Does anyone know how the amount of information is actually derived? The article just says “researchers calculated”

[–] [email protected] 1 points 8 months ago (1 children)

They were vague about it, but they said something about converting it to computer code. I would guess they just wrote it out as ASCII text and counted how many bits of ASCII equivalent they transmitted. (Of course this ignores intonation and emphasis, but I'd guess they did ignore those.)

[–] [email protected] 1 points 7 months ago (1 children)

If that’s really what they did, it’s stupid. First, you need to find a translation for every language to ASCII, which will wildly skew the results. Second, there are many ways to express the same concept, which all vary wildly in length. Take “Hi”, 2 letters, which means exactly the same as “How are you doing?”, 14 letters.

[–] [email protected] 1 points 7 months ago (1 children)

Take “Hi”, 2 letters, which means exactly the same as “How are you doing?”, 14 letters.

It's similar, but not exactly the same by any stretch. But, yeah, it's not a perfect method. But, there probably isn't a perfect method. How would you decide what "1 unit of information" is?

[–] [email protected] 1 points 7 months ago

How would you decide what “1 unit of information” is?

I wouldn’t, because I have no knowledge in the field. But since the paper hinges upon that exact definition, and “They were vague about it”, this raises the biggest red flag I’ve seen in science yet.

[–] [email protected] 3 points 8 months ago (1 children)

Ok, so I heard a thing a long time ago about information density in languages, and that there's a specific amount of information conveyed per second which is pretty consistent across languages, even when the number of sounds is higher or lower.

This is true.

Which means that a single word in English, for instance, would convey more information than a single word in Hindi.
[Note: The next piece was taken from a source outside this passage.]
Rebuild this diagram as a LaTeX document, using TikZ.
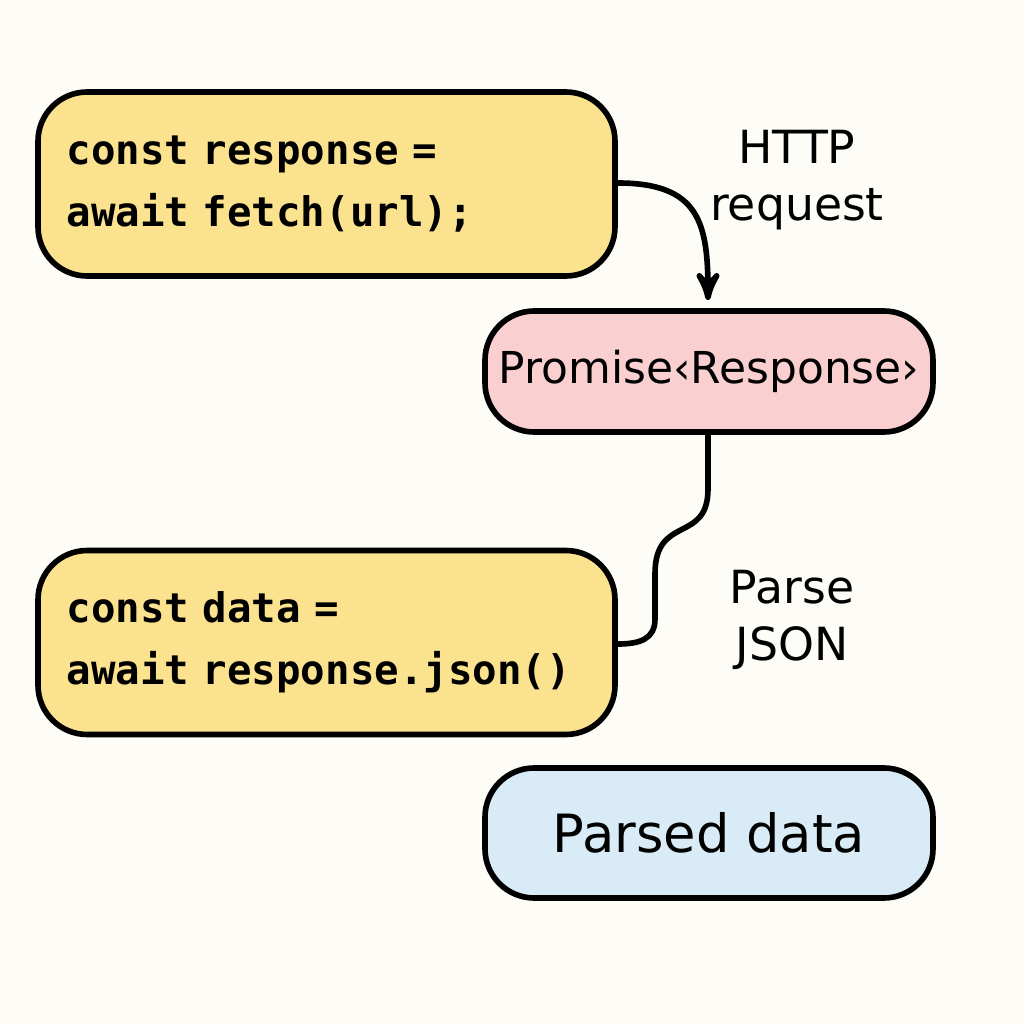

I don't think that's the right interpretation. There are words in English that would require sentences to be made for each if conveyed in a different language. But the same is true vice-versa.

Have a look at subtitles for movies from one language to any other. Translators struggle conveying what should be paragraph long sentences of context behind a single word for one language. Do not get me started on double speak.

[–] ilinamorato 2 points 8 months ago

Oh, interesting. I hadn't considered that there would be variances in information density within a language, but that makes sense; "truth" is a very loaded concept that means a lot of different things in context, even though it's only one syllable; but on the other hand "authenticity" is five syllables but carries with it a meaning that is a subset of the definition of "truth."

I guess that's why subtitling is even possible in different languages; if there were languages with vastly less information density than the source language, they'd need a whole screen just for the captions.

[–] LotrOrc 0 points 8 months ago (1 children)

Fairly nonsense If anything I'd say it's the other way around -- there are lots of words in Hindi/Malayalam that you need 5 or 6 English words to describe

[–] [email protected] 3 points 8 months ago

It's not nonsense. Information density isn't about number of words. It's about duration and complexity of communication. And it is fairly consistent across all languages. Some languages take 3 words to say something the other can say in one, but those 3 words probably take a similar amount of brainpower and time to communicate as the one word.